Considering what degree of latitude ought to be afforded to the respondent, Lord Braid said: “The length of time taken to perform the duty was either one year (from the date the respondent first became aware of the fallen masonry) or just short of eleven months (from the date of the petitioner’s solicitors’ letter of 5 November 2024). The reasons for the delay included several periods of inactivity (not least, the delay in first contacting the owners) and an unjustifiable degree of latitude given to the owners. Finally, the petitioner suffered prejudice by reason of the delay, in that it was deprived of the use of part of its car park by the cordon round the building. All of those point to the inexorable conclusion that the respondent ought to have served a notice sooner than it did.”

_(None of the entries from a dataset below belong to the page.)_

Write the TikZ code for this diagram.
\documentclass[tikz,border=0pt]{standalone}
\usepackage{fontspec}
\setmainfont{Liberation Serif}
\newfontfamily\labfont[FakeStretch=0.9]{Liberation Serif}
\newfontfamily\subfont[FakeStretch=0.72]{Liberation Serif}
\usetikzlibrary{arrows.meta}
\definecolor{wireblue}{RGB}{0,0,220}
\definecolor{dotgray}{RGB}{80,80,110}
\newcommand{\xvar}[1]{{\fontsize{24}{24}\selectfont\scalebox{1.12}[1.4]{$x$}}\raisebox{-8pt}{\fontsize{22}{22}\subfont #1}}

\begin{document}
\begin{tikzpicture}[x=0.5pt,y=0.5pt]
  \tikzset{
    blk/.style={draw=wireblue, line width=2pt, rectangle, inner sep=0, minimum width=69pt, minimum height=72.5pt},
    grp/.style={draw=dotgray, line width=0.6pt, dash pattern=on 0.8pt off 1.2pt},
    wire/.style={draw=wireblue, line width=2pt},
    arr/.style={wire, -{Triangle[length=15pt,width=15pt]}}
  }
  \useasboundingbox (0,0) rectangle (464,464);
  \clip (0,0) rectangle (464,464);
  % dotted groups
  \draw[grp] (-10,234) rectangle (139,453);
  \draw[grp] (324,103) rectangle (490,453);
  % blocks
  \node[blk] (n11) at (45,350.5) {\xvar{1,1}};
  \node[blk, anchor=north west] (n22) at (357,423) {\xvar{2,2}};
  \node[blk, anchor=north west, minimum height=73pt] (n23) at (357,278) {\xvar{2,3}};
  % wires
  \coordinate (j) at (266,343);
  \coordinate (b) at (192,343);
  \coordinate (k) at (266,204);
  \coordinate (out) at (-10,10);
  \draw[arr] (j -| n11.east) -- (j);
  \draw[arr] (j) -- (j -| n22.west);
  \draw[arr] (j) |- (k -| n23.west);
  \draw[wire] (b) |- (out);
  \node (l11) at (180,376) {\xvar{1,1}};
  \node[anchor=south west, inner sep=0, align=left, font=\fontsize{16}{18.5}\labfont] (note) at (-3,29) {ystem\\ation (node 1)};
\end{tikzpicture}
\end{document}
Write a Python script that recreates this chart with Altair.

He therefore concluded on expenses: “The overall impression given in the correspondence as a whole was that the respondent was simply dragging its heels, and seeking an excuse not to comply with its statutory duty. There were occasions when the respondent either gave information which was inaccurate (such as whether the owners had already been contacted) or made representations as to timescale which were not fulfilled (such as then its own report would be instructed). Even by 29 August 2025, the petition might have been averted had the respondent unequivocally undertaken to the petitioner that it would serve a notice; but it did not do so, in the knowledge that a petition for judicial review by that date had been threatened.”

The petition was therefore refused at the agreement of both parties, but with the petitioner entitled to expenses from the respondent.